Findings of Fact Regarding C.H. Stone and Its Obligations
The court found that C.H. Stone Plumbing Co. had a contractual obligation to pay fringe benefit contributions to the Trusts, as outlined in the Master Agreement and related Trust Agreements. Contributions were specifically due on the tenth day of each month and considered delinquent if not paid by the fifteenth. The company’s own reports indicated the amounts owed, which further established its liability. C.H. Stone, as a member of the California Plumbing and Mechanical Contractors Association, had agreed to be bound by these terms, thus reinforcing its responsibility to ensure timely payments. The court highlighted that C.H. Stone had engaged in plumbing work during the relevant period and retained the primary responsibility for calculating and reporting the amounts due to the Trusts.

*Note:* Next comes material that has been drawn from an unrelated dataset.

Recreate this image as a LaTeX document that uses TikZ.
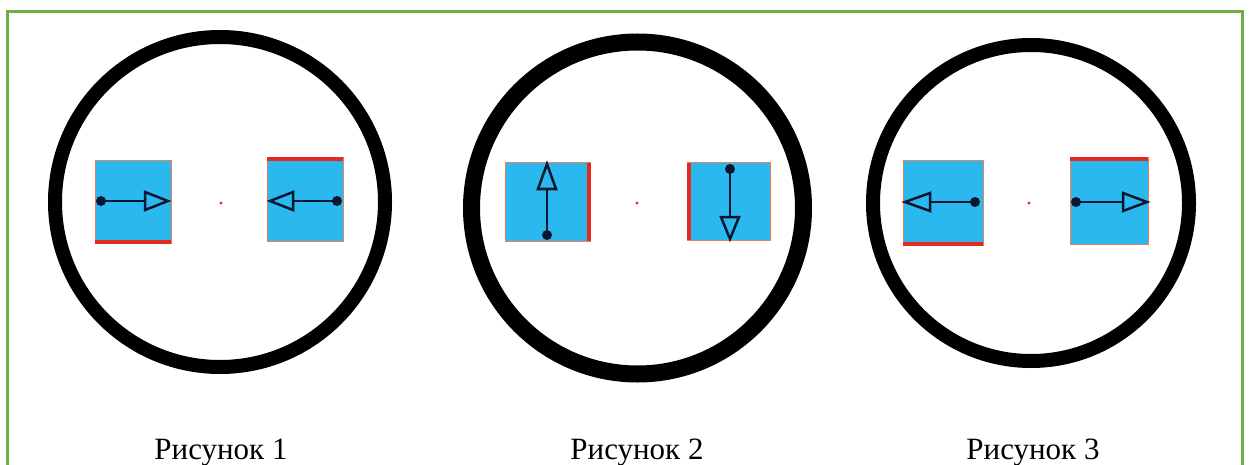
\documentclass[tikz,border=0pt]{standalone}
\usepackage{fontspec}
\setmainfont{Liberation Serif}
\begin{document}
\begin{tikzpicture}[x=1pt,y=-1pt,
  ring/.style={draw=black,line width=#1},
  sq/.style={fill=sqblue,draw=sqedge,line width=1pt},
  redge/.style={draw=sqred,line width=4pt},
  vec/.style={draw=vecc,line width=2.8pt},
  head/.style={draw=vecc,line width=2.5pt,line join=miter},
  dotc/.style={fill=vecc,draw=none},
  captext/.style={font=\fontsize{31}{36}\selectfont,anchor=base}]
\definecolor{sqblue}{HTML}{2BB8EE}
\definecolor{sqedge}{HTML}{F08050}
\definecolor{sqred}{HTML}{E42A1E}
\definecolor{vecc}{HTML}{0B1630}
\definecolor{frame}{HTML}{70AD47}
\useasboundingbox (0,0) rectangle (1249,465);
% frame
\draw[frame,line width=3pt] (7,466) -- (7,11.5) -- (1242,11.5) -- (1242,466);
% circles
\coordinate (c1) at (220,202);
\coordinate (c2) at (637.5,208);
\coordinate (c3) at (1031,203);
\draw[ring=14pt] (c1) circle (165);
\draw[ring=17pt] (c2) circle (166);
\draw[ring=14pt] (c3) circle (158);
\fill[sqred] (221,203) circle (1.6);
\fill[sqred] (637,203) circle (1.6);
\fill[sqred] (1029,203) circle (1.6);
% ---------- figure 1 ----------
\path[sq] (95,161) rectangle (171,243);
\draw[redge] (95,241.5) -- (171,241.5);
\coordinate (a1) at (101,201); \coordinate (b1) at (145,201); \coordinate (t1) at (168,201);
\draw[vec] (a1) -- (b1);
\draw[head] (b1) ++(0,-9) -- (t1) -- (b1 |- 0,210) -- cycle;
\fill[dotc] (a1) circle (5);
\path[sq] (267,158) rectangle (343,241);
\draw[redge] (267,159.5) -- (343,159.5);
\coordinate (a2) at (337,201); \coordinate (b2) at (293,201); \coordinate (t2) at (270,201);
\draw[vec] (a2) -- (b2);
\draw[head] (b2) ++(0,-9) -- (t2) -- (b2 |- 0,210) -- cycle;
\fill[dotc] (a2) circle (5);
% ---------- figure 2 ----------
\path[sq] (505,163) rectangle (590,241);
\draw[redge] (588.5,163) -- (588.5,241);
\coordinate (a3) at (547,235); \coordinate (b3) at (547,189); \coordinate (t3) at (547,164);
\draw[vec] (a3) -- (b3);
\draw[head] (b3) ++(-9,0) -- (t3) -- ++(9,25) -- cycle;
\fill[dotc] (a3) circle (5);
\path[sq] (687,163) rectangle (770,240);
\draw[redge] (688.5,163) -- (688.5,240);
\coordinate (a4) at (730,169); \coordinate (b4) at (730,217); \coordinate (t4) at (730,239);
\draw[vec] (a4) -- (b4);
\draw[head] (b4) ++(-9,0) -- (t4) -- ++(9,-22) -- cycle;
\fill[dotc] (a4) circle (5);
% ---------- figure 3 ----------
\path[sq] (903,161) rectangle (983,245);
\draw[redge] (903,243.5) -- (983,243.5);
\coordinate (a5) at (975,202); \coordinate (b5) at (930,202); \coordinate (t5) at (905,202);
\draw[vec] (a5) -- (b5);
\draw[head] (b5) ++(0,-9) -- (t5) -- (b5 |- 0,211) -- cycle;
\fill[dotc] (a5) circle (5);
\path[sq] (1070,158) rectangle (1148,244);
\draw[redge] (1070,159.5) -- (1148,159.5);
\coordinate (a6) at (1076,202); \coordinate (b6) at (1123,202); \coordinate (t6) at (1147,202);
\draw[vec] (a6) -- (b6);
\draw[head] (b6) ++(0,-9) -- (t6) -- (b6 |- 0,211) -- cycle;
\fill[dotc] (a6) circle (5);
% captions
\node[captext] (l1) at (221,459) {Рисунок 1};
\node[captext] (l2) at (637,459) {Рисунок 2};
\node[captext] (l3) at (1033,459) {Рисунок 3};
\end{tikzpicture}
\end{document}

David Kenneth Dean's Role and Responsibilities
David Kenneth Dean, as the Chief Executive Officer and sole shareholder of C.H. Stone, had significant authority over the company's financial operations, including the reporting and payment of fringe benefit contributions. The court noted that Dean was aware of the obligations outlined in the Master Agreement and had previously executed a settlement agreement acknowledging his responsibility for delinquencies. He possessed the discretion to manage the timing of payments and was informed of the delinquent status of contributions. The court found that Dean breached his fiduciary duty by failing to ensure the contributions were paid and instead diverting funds to satisfy other creditors. This diversion constituted a violation of the fiduciary standards prescribed by ERISA, which mandates that fiduciaries act in the best interest of the beneficiaries of the trust.

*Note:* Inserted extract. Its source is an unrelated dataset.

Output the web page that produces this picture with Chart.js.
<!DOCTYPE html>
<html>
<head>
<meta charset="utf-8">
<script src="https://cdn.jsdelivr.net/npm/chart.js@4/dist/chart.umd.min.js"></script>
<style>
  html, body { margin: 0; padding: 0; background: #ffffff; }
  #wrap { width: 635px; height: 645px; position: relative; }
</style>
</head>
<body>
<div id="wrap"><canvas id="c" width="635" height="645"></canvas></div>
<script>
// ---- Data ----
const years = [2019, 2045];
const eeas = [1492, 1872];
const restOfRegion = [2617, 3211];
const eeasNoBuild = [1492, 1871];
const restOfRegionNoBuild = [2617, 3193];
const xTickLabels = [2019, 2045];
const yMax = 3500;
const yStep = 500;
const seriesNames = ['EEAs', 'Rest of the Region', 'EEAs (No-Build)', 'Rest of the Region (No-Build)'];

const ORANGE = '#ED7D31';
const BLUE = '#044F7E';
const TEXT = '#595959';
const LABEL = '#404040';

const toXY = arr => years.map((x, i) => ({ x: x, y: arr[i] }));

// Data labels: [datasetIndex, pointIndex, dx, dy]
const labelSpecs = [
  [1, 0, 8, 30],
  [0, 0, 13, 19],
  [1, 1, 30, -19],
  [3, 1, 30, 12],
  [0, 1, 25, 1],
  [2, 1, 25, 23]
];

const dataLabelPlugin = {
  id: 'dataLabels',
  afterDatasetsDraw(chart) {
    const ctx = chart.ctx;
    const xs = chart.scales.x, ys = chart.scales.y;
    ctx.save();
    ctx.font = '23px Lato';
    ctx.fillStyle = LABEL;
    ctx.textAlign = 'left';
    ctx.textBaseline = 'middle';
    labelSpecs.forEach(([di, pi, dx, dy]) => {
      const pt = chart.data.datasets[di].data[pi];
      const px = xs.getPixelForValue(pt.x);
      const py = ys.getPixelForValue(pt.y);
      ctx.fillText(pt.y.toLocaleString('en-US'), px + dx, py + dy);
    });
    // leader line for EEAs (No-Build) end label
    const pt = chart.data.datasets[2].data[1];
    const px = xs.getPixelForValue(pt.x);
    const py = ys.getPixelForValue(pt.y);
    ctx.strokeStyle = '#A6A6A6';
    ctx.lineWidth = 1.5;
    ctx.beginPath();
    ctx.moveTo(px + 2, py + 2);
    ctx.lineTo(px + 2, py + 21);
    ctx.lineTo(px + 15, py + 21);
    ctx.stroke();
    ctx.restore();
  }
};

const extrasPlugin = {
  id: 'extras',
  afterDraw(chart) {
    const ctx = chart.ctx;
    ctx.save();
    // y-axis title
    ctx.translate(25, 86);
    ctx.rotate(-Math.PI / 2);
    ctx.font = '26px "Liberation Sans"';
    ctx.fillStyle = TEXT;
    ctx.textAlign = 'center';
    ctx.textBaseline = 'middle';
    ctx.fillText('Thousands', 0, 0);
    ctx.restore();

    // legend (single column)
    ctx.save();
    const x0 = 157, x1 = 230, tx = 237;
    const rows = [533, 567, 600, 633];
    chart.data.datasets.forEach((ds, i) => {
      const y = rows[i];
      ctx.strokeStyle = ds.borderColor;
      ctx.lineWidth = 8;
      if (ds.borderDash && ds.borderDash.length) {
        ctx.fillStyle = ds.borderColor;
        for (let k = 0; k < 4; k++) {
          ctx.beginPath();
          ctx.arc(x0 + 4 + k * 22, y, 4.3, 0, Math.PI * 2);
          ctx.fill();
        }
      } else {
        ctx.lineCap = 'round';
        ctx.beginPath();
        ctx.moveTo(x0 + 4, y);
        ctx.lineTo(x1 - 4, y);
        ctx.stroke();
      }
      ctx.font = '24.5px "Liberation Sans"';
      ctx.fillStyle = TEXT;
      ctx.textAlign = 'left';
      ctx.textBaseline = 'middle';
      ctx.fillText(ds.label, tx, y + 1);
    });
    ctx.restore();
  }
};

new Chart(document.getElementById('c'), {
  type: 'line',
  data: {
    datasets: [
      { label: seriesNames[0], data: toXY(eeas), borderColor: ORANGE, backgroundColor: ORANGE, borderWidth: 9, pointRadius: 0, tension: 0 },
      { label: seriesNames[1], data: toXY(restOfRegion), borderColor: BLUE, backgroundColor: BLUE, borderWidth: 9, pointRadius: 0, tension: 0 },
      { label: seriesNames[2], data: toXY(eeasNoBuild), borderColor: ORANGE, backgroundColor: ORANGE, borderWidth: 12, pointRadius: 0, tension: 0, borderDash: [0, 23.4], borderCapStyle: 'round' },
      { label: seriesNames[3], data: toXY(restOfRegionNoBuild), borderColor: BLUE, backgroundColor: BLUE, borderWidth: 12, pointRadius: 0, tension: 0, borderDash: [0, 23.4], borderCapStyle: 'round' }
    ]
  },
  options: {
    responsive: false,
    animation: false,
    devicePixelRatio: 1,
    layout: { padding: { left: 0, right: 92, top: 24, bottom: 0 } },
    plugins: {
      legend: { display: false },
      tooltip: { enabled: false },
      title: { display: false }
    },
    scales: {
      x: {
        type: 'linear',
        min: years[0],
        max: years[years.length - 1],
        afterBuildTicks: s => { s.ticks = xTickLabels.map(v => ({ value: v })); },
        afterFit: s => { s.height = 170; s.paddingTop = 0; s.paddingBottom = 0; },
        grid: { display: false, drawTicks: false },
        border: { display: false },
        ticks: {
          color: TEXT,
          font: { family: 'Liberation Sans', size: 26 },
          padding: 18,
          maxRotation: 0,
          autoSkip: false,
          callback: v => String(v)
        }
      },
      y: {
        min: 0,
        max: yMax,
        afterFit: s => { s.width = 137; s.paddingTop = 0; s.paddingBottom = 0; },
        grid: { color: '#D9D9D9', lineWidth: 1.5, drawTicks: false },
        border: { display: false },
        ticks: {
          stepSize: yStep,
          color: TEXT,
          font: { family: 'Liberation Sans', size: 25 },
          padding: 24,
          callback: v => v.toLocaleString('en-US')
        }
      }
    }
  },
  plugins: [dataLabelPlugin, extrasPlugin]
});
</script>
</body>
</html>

Characterization of Unpaid Contributions as Trust Assets
The court characterized the unpaid contributions owed by C.H. Stone as assets of the Trusts once they became due and owing. According to the Master Agreement and Collection Procedures, these contributions were to be treated as trust fund assets, thus imposing a fiduciary duty on Dean to ensure their payment. The court emphasized that contributions became due on specific dates, and any failure to pay by those dates rendered them delinquent. The court referenced prior case law establishing that unpaid contributions are considered trust assets under ERISA, which further supported its findings that Dean had a fiduciary duty to ensure those amounts were paid. This legal framework reinforced the Trustees' right to recover the owed amounts as part of their fiduciary obligations under the collective bargaining agreements.
Breach of Fiduciary Duty and Prohibited Transactions
The court determined that Dean's failure to pay the contributions constituted a breach of his fiduciary duty under ERISA, as he had control over the assets of the Trusts. By failing to ensure payment and instead transferring assets for the benefit of the corporation, Dean engaged in prohibited transactions under Section 406 of ERISA. The court found that his actions benefited himself personally, as he continued to draw a salary while diverting funds that should have been used to satisfy the Trusts' claims. The court ruled that these actions not only violated Dean’s fiduciary responsibilities but also resulted in significant financial detriment to the Trusts. This breach justified the court’s decision to hold both C.H. Stone and Dean jointly and severally liable for the unpaid contributions and associated damages.